A decisão abrange a publicação de todas as remunerações, subsídios, auxílios, ajudas de custos, gastos com viagens, “jetons e quaisquer outras vantagens pecuniárias”, aposentadoria e pensões, gastos com cartões de crédito corporativos e participações nos lucros de cada empregado.
Com o fim da possibilidade de novos recursos das empresas no tribunal, o assunto foi esgotado no órgão de controle. Mas, infelizmente, a autoridade do TCU está sendo questionada.
Munida da decisão, a Fiquem Sabendo protocolou no início do ano dezenas de pedidos de acesso à informação solicitando os dados dos salários nominais e individualizados para todas as estatais federais. Após seis meses da tramitação dos pedidos e quase um ano após a decisão do TCU, a maioria das empresas segue negando as informações —entre elas, gigantes como Petrobras, Banco do Brasil, Caixa Econômica Federal e Correios. E com apoio da Secretaria de Coordenação e Governança das Empresas Estatais, levaram o debate para a CGU (Controladoria-Geral da União).
Essa atuação nos deixou confusos. O TCU agora não tem mais autoridade e suas decisões irrecorríveis podem ser questionadas e debatidas fora do tribunal? Como a CGU nunca deixou de atender às determinações do TCU até hoje, estamos confiantes na resolução do “novo debate” manufaturado pelas empresas. Seguimos aguardando os dados.
Na última coluna colocamos a pergunta “Quando os militares vão entender que são servidores públicos?”. Nesta, vamos na mesma linha: as estatais têm que entender que são… estatais. E, portanto, seus funcionários são parte da administração pública e devem seguir as mesmas regras que os demais 1.116.356 servidores.
De acordo com a nossa Constituição, empresas estatais apenas têm sua razão de ser para atender ao interesse público. Por causa disso, possuem condições diferenciadas se comparadas a empresas privadas, como não pagamento de impostos, participação privilegiada e preferencial em contratações públicas, aportes de recursos públicos, entre outros. Como contrapartida, têm o dever de observar os deveres constitucionais de legalidade, impessoalidade, moralidade, publicidade e eficiência.
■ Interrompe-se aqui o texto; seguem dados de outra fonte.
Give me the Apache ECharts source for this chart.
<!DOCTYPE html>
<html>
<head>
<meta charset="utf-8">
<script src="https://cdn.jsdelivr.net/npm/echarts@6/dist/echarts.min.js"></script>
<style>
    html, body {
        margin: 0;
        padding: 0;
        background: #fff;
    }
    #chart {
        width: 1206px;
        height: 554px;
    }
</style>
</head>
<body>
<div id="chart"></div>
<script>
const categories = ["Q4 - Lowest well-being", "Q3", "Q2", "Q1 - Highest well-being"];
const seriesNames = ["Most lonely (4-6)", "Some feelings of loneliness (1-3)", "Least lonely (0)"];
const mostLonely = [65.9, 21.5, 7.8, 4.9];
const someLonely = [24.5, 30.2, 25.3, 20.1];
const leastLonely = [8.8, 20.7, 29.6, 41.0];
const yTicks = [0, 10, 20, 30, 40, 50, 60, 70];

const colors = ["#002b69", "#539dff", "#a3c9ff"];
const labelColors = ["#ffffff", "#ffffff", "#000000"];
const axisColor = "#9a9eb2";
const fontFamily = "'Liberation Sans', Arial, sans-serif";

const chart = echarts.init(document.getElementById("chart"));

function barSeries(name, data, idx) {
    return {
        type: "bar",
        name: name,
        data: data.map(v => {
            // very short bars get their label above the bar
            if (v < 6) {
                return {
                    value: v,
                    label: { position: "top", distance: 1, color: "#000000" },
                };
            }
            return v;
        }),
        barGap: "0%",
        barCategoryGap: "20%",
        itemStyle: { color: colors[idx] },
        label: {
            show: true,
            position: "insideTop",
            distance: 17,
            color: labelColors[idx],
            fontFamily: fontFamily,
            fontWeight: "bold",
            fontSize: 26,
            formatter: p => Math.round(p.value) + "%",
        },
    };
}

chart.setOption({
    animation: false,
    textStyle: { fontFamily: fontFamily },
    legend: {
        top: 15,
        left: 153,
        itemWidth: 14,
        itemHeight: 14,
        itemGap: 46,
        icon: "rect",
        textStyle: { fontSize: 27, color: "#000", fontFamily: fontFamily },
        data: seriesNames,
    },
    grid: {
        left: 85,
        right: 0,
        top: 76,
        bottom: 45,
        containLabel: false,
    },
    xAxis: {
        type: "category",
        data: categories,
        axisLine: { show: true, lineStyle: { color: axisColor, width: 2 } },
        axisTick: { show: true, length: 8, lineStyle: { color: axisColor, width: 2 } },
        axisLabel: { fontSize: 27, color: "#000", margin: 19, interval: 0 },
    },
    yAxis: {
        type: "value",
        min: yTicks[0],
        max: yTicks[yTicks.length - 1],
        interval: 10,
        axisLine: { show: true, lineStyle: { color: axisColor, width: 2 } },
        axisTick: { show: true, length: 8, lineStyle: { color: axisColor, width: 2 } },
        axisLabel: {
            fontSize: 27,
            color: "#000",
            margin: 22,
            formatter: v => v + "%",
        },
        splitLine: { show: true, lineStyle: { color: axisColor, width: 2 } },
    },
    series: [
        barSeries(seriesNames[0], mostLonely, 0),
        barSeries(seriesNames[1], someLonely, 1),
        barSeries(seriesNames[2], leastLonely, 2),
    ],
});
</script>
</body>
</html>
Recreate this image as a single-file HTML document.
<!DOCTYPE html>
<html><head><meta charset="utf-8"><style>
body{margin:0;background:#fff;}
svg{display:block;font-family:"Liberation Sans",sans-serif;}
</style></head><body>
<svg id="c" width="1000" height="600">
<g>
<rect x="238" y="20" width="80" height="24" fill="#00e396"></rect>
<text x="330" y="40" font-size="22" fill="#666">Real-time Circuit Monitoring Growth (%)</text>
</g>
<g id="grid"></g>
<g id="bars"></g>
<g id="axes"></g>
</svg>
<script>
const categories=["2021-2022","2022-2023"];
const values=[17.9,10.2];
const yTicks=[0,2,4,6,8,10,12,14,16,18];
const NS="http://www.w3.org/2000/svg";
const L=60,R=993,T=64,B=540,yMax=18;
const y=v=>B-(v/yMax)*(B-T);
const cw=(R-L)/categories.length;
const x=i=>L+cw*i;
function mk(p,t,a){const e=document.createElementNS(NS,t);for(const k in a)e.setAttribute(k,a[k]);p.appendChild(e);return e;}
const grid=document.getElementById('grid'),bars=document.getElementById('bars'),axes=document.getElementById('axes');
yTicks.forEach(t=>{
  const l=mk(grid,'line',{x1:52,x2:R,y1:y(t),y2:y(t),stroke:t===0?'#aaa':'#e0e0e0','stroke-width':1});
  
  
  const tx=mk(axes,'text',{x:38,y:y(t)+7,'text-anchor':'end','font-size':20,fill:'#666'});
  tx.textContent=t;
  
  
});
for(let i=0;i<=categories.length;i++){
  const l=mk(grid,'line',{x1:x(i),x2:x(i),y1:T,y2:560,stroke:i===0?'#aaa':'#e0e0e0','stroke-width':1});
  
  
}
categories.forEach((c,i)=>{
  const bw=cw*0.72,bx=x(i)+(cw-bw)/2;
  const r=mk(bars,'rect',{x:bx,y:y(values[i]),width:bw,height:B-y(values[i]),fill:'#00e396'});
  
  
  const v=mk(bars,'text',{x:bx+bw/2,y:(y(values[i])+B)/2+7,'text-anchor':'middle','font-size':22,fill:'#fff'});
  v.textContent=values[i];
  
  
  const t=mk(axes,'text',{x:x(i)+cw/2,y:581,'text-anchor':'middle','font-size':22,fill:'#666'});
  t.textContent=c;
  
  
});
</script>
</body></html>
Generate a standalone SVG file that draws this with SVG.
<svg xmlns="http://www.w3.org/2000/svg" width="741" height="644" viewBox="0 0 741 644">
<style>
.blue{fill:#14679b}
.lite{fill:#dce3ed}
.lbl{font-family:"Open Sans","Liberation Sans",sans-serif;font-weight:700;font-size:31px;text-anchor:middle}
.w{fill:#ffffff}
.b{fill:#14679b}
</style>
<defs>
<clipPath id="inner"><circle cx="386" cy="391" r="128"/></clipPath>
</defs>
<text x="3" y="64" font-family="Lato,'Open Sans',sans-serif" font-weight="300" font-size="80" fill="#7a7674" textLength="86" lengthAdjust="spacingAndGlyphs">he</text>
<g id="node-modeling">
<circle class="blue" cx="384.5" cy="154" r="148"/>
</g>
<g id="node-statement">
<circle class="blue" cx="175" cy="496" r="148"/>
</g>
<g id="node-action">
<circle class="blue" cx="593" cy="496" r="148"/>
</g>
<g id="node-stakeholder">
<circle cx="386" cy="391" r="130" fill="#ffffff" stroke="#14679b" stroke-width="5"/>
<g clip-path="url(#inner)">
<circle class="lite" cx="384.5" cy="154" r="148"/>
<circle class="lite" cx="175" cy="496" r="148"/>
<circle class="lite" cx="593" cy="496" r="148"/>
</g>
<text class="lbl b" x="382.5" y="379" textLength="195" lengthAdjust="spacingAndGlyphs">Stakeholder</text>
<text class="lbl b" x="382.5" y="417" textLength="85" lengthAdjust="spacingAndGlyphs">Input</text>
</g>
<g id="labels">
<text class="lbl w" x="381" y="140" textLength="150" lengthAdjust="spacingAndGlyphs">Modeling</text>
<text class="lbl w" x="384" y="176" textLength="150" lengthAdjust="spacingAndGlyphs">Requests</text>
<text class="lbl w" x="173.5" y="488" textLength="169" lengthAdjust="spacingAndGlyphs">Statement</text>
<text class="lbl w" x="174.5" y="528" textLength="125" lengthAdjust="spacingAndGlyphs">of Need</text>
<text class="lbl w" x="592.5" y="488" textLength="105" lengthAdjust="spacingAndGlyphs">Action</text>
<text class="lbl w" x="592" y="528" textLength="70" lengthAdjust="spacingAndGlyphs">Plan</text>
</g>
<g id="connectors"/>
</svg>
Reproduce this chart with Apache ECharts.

É bastante simples: benefícios devem ser acompanhados de responsabilidades. Onde há dinheiro e esforço do governo, há também a obrigação de prestar contas aos contribuintes.
Em 2020 e 2021 a Fiquem Sabendo obrigou a publicização de quase R$ 500 bilhões em gastos com pensões da União; em 2023 a publicação de todos os gastos feitos no cartão corporativo por todos os ex-presidentes e suas equipes desde 2002. E, em 2024, vamos batalhar até conquistar o direito da sociedade de fiscalizar as empresas estatais.
Essas instituições são importantes e essenciais em muitos setores. Mas em pleno 2024, não podemos admitir a existência de entidades estatais que funcionem como caixas-pretas. Ou pior, que desafiem a autoridade do STF e do TCU.